Marek Jurzec, analityk DM BDM
Piątek przyniósł stabilizację nastrojów po całkiem udanym tygodniu. Zarówno obroty jak i zmienność nie imponowały, warto natomiast zwrócić uwagę na miejsce w którym doszło do zatrzymania wzrostów. Jest dokładnie poziom 38% zniesienia Fibo spadku trwającego od stycznia tego roku. Nieco powyżej znajdują się lokalne maksima z maja i kwietnia. Pokonanie tych poziomów oznaczałoby powrót dominacji byków w dłuższym terminie. Skala ostatnich wzrostów sugeruje jednak, że w najbliższych dniach możemy mieć do czynienia z realizacją zysków, choć korekta może także przybrać charakter małej konsolidacji. Najbliższym wsparciem dla WIG20 jest poziom 2200 pkt. jest to także mniej więcej połowa dystansu między obecnymi poziomami, a minimum z przełomu czerwca i lipca. O poranku nastroje są raczej niedźwiedzie.
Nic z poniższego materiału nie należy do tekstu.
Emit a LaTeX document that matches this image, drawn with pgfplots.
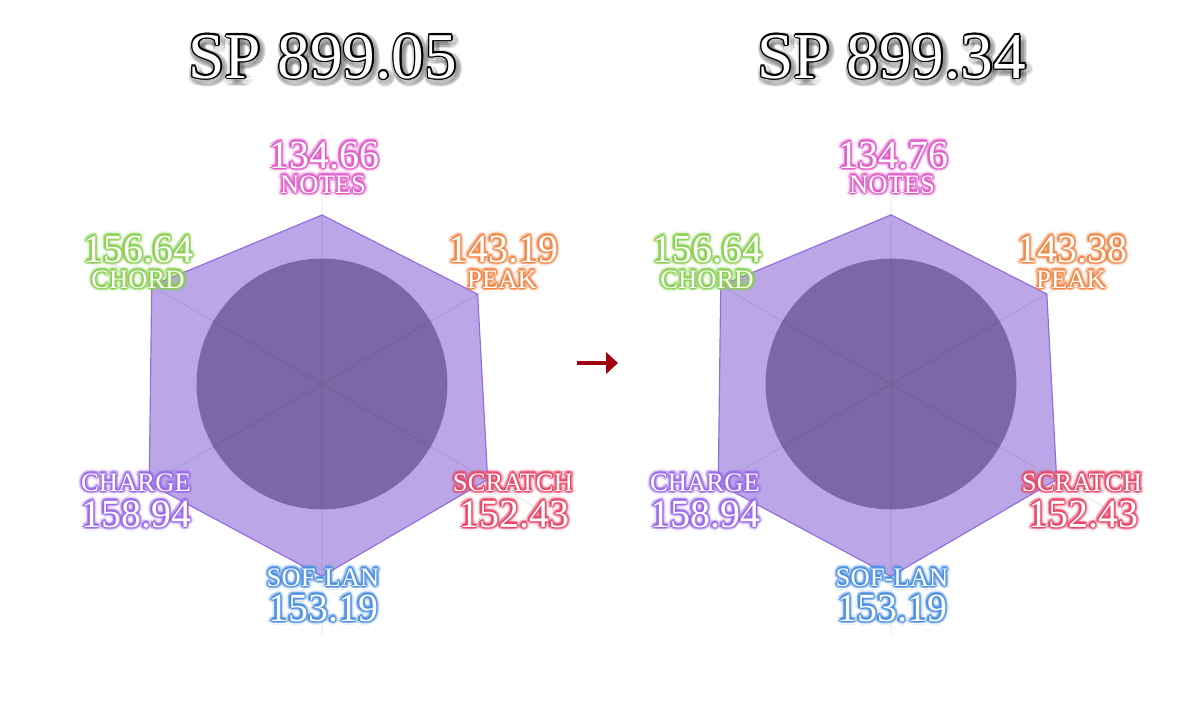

Wyraźnie tracą kontrakty zarówno na europejskie jak i amerykańskie indeksy. Dlatego należy zakładać, że start notowań na GPW także będzie spadkowy. Tym bardziej, że strona popytowa ma z czego oddawać. Ze strony danych makro nie będziemy mieli dziś zbyt wielu impulsów do ruchów na indeksach, więc warszawski parkiet powinien się poruszać w rytm nastrojów na światowych rynkach, a te przynajmniej o poranku nie są najlepsze.